Fast ion migration across a broad range of phase space, induced by multiple Alfvén Eigenmodes (AE) is measured for the first time by a novel imaging neutral particle analyzer [1] combined with a newly developed neutral beam modulation technique in the DIII-D tokamak. The unprecedented phase space resolution enabled by the INPA reveals details of fast ion transport physics and has identified three key features: (1) The transport promptly occurs immediately following neutral beam ionization, forming a phase space ‘hole’ at the injected energy and the radial location of minimum safety factor (q_min). (2) Fast ions move radially outward towards the plasma peripheral region at a reduced energy, where the thermalization process is much faster than that at the birth location.
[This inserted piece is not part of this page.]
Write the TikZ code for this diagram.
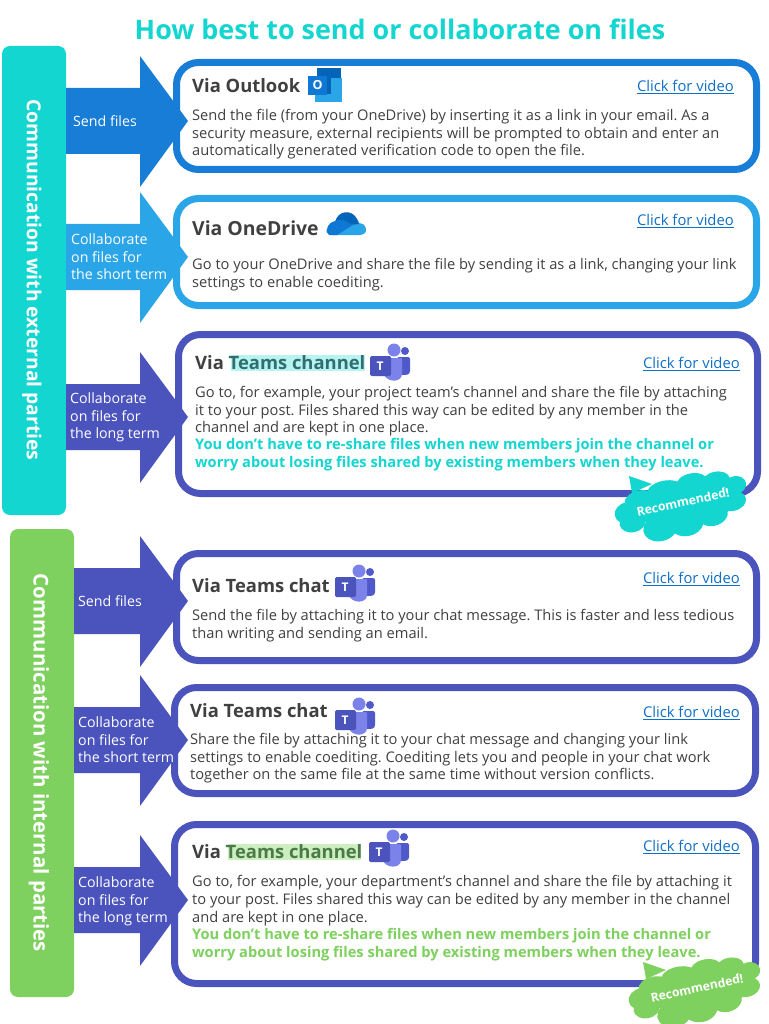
\documentclass[tikz,border=0pt]{standalone}
\usepackage{fontspec}
\setmainfont{Open Sans}
\frenchspacing
\definecolor{teal}{HTML}{14D6D0}
\definecolor{grn}{HTML}{7ED05F}
\definecolor{blueA}{HTML}{187DD6}
\definecolor{blueB}{HTML}{2AA5E8}
\definecolor{ind}{HTML}{4B53BC}
\definecolor{indL}{HTML}{7B83EB}
\definecolor{indM}{HTML}{5059C9}
\definecolor{txt}{HTML}{404040}
\definecolor{lnk}{HTML}{0F6FC6}
\definecolor{hlT}{HTML}{B8F3F0}
\definecolor{hlG}{HTML}{CDEFC0}
\definecolor{oneD}{HTML}{0364B8}
\definecolor{oneM}{HTML}{0F78D4}
\definecolor{headT}{HTML}{2F6F72}
\definecolor{headG}{HTML}{4A7A48}
\newcommand{\bodyf}{\fontsize{14.65}{17.6}\selectfont}
\newcommand{\headf}{\fontsize{18.4}{20}\bfseries\selectfont}
\newcommand{\armf}{\fontsize{14.2}{17.6}\selectfont}
\tikzset{
 card/.style={draw=#1,line width=7pt,fill=white,rounded corners=22pt},
 bodytext/.style={anchor=north west,inner sep=0pt,align=left,text=txt,font=\bodyf},
 head/.style={anchor=west,inner sep=0pt,text=txt,font=\headf},
 clicklink/.style={anchor=east,inner sep=0pt,text=lnk,font=\fontsize{14.8}{17}\selectfont},
 armtext/.style={anchor=west,inner sep=0pt,align=left,text=white,font=\armf},
 sidetext/.style={rotate=-90,inner sep=0pt,text=white},
 hot/.style={anchor=north west,inner sep=0pt,align=left,font=\fontsize{14.65}{17.6}\bfseries\selectfont},
 bar/.style={fill=#1,rounded corners=8pt},
}
\newcommand{\arrowshape}[3]{\fill[#1] (#2,#3-33) -- (140,#3-33) -- (140,#3-65) -- (188,#3) -- (140,#3+66) -- (140,#3+33) -- (#2,#3+33) -- cycle;}
\newcommand{\teamsicon}[2]{\begin{scope}[shift={(#1,#2)}]
 \fill[indL] (25,6) circle (6.5);
 \fill[indM] (36,7) circle (4);
 \fill[indM,rounded corners=2pt] (28,13) -- (41,13) -- (41,25) .. controls (41,31) and (37,31) .. (31,31) -- cycle;
 \fill[indL,rounded corners=1pt] (14,14) -- (33,14) -- (33,29) .. controls (33,39) and (17,39) .. (14,28) -- cycle;
 \fill[ind,rounded corners=1.5pt] (1,12) rectangle (22,32);
 \node[inner sep=0pt,text=white,font=\fontsize{12}{12}\bfseries\selectfont] (t#1x#2) at (11,22) {T};
\end{scope}}
% centre x, centre y, colour, text node name
\newcommand{\recocloud}[4]{
 \fill[#3] (#1-51,#2-29) -- (#1-28,#2-21) -- (#1-48,#2-12) -- cycle;
 \begin{scope}[shift={(#1,#2)},rotate=11]
 \foreach \x/\y/\a/\b in {-52/-2/14/11,-38/-12/16/10,-12/-17/18/10,16/-19/16/10,40/-17/14/9,58/-9/11/9,52/6/14/10,30/14/16/13,3/19/17/13,-24/19/17/13,-50/8/13/10,0/-1/52/16}
  \fill[#3] (\x,\y) ellipse ({\a} and {\b});
 \end{scope}
 \node[inner sep=0pt,text=white,rotate=12,font=\fontsize{12.2}{12.2}\bfseries\selectfont] (#4) at (#1+3,#2-3) {Recommended!};
}
\begin{document}
\begin{tikzpicture}[x=1pt,y=-1pt]
\useasboundingbox (0,0) rectangle (768,1024);
\fill[white] (0,0) rectangle (768,1024);
\node[inner sep=0pt,text=teal,font=\fontsize{26.9}{30}\bfseries\selectfont] (title) at (400,29) {How best to send or collaborate on files};
\fill[bar=teal] (2,46) rectangle (66,515);
\fill[bar=grn] (10,529) rectangle (74,997);
\node[sidetext,font=\fontsize{19.3}{22}\bfseries\selectfont] (s1) at (32,280) {Communication with external parties};
\node[sidetext,font=\fontsize{20.4}{22}\bfseries\selectfont] (s2) at (39,763) {Communication with internal parties};
\draw[card=blueA] (176.5,62.5) rectangle (756.5,169.5);
\draw[card=blueB] (176.5,198.5) rectangle (756.5,305.5);
\draw[card=ind] (178.5,334.5) rectangle (757.5,493.5);
\draw[card=ind] (176.5,553.5) rectangle (756.5,660.5);
\draw[card=ind] (174.5,687.5) rectangle (755.5,793.5);
\draw[card=ind] (174.5,824.5) rectangle (755.5,983.5);
\arrowshape{blueA}{66}{121}
\arrowshape{blueB}{66}{257}
\arrowshape{ind}{66}{417}
\arrowshape{ind}{74}{601}
\arrowshape{ind}{74}{740}
\arrowshape{ind}{74}{900}
\node[armtext] (a1) at (73,121) {Send files};
\node[armtext] (a2) at (71,257) {Collaborate\\on files for\\the short term};
\node[armtext] (a3) at (70,417.5) {Collaborate\\on files for\\the long term};
\node[armtext] (a4) at (78,601) {Send files};
\node[armtext] (a5) at (78,740) {Collaborate\\on files for\\the short term};
\node[armtext] (a6) at (78,901.5) {Collaborate\\on files for\\the long term};
\fill[hlT] (231,355) rectangle (365,371);
\fill[hlG] (228,844) rectangle (361,860);
\node[head] (h1) at (192,86) {Via Outlook};
\node[head,font=\fontsize{19.4}{20}\bfseries\selectfont] (h2) at (192,228) {Via OneDrive};
\node[head] (h3) at (195,363) {Via \textcolor{headT}{Teams channel}};
\node[head] (h4) at (192,586) {Via Teams chat};
\node[head] (h5) at (190,711) {Via Teams chat};
\node[head] (h6) at (192,852) {Via \textcolor{headG}{Teams channel}};
\node[clicklink] (k1) at (734,87) {\underline{Click for video}};
\node[clicklink] (k2) at (734,221) {\underline{Click for video}};
\node[clicklink] (k3) at (740,364) {\underline{Click for video}};
\node[clicklink] (k4) at (740,579) {\underline{Click for video}};
\node[clicklink] (k5) at (740,713) {\underline{Click for video}};
\node[clicklink] (k6) at (740,847) {\underline{Click for video}};
\node[bodytext] (b1) at (192,109) {Send the file (from your OneDrive) by inserting it as a link in your email. As a\\security measure, external recipients will be prompted to obtain and enter an\\automatically generated verification code to open the file.};
\node[bodytext] (b2) at (192,258) {Go to your OneDrive and share the file by sending it as a link, changing your link\\settings to enable coediting.};
\node[bodytext] (b3) at (195,386) {Go to, for example, your project team’s channel and share the file by attaching\\it to your post. Files shared this way can be edited by any member in the\\channel and are kept in one place.};
\node[hot,text=teal] (c3) at (195,438.5) {You don’t have to re-share files when new members join the channel or\\worry about losing files shared by existing members when they leave.};
\node[bodytext] (b4) at (192,609) {Send the file by attaching it to your chat message. This is faster and less tedious\\than writing and sending an email.};
\node[bodytext] (b5) at (190,733) {Share the file by attaching it to your chat message and changing your link\\settings to enable coediting. Coediting lets you and people in your chat work\\together on the same file at the same time without version conflicts.};
\node[bodytext] (b6) at (192,875.5) {Go to, for example, your department’s channel and share the file by attaching it\\to your post. Files shared this way can be edited by any member in the channel\\and are kept in one place.};
\node[hot,text=grn] (c6) at (192,928) {You don’t have to re-share files when new members join the channel or\\worry about losing files shared by existing members when they leave.};
\begin{scope}[shift={(307,68)}]
 \fill[oneD] (10,0) rectangle (34,10);
 \fill[blueA] (10,10) rectangle (22,22);
 \fill[blueB] (22,10) rectangle (35,22);
 \fill[blueB] (8,20) rectangle (35,34);
 \fill[oneD] (20,10) rectangle (24,26);
 \fill[oneM] (1,8) rectangle (20,27);
 \node[inner sep=0pt,text=white,font=\fontsize{12.5}{12.5}\bfseries\selectfont] (oi) at (10.5,17.5) {O};
\end{scope}
\begin{scope}[shift={(327,211)}]
 \fill[blueB,rounded corners=3pt] (2,24) -- (36,24) .. controls (40,20) and (39,13) .. (31,12) -- (12,12) .. controls (1,13) and (-2,20) .. (2,24) -- cycle;
 \fill[oneD] (8,11) .. controls (11,-1) and (25,-2) .. (30,8) .. controls (31,10) and (32,11) .. (32,13) -- (22,14) -- (12,15) -- cycle;
 \fill[oneM] (8,10) .. controls (2,11) and (-3,18) .. (2,24) -- (10,24) -- (26,14) -- (16,9) .. controls (13,8) and (11,9) .. (8,10) -- cycle;
\end{scope}
\teamsicon{369}{344}
\teamsicon{334}{565}
\teamsicon{334}{698}
\teamsicon{368}{830}
\recocloud{680}{505}{teal}{r1}
\recocloud{694}{991}{grn}{r2}
\end{tikzpicture}
\end{document}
As a result, a pile-up of fast ions, i.e., larger population than neoclassical predictions, is observed, when the edge AE amplitude is reduced. (3) Phase-space tomography of the INPA data [2] reveals the formation of a high-energy tail of fast ions, with energies exceeding the injection energy of beams in the plasma core, interior to the q_min location, representing inward transport of the fast ions by AEs. Moreover, the migration is also found to affect the temporal evolution of AE amplitudes and radial structures as predicted by nonperturbative modeling.The measured flow pattern can be qualitatively interpreted by nonlinear hybrid kinetic-Magnetohydradynamic code (MEGA). A direct comparison to the calculated phase-space islands along the phase-space flow streamline highlights the key role of the pitch angle scattering on the formation of phase space flow.

 

[1] X.D. Du et al., Nucl. Fusion 58, 082006 (2018).

[2] X.D. Du et al., Nucl. Fusion 60, 112001 (2020).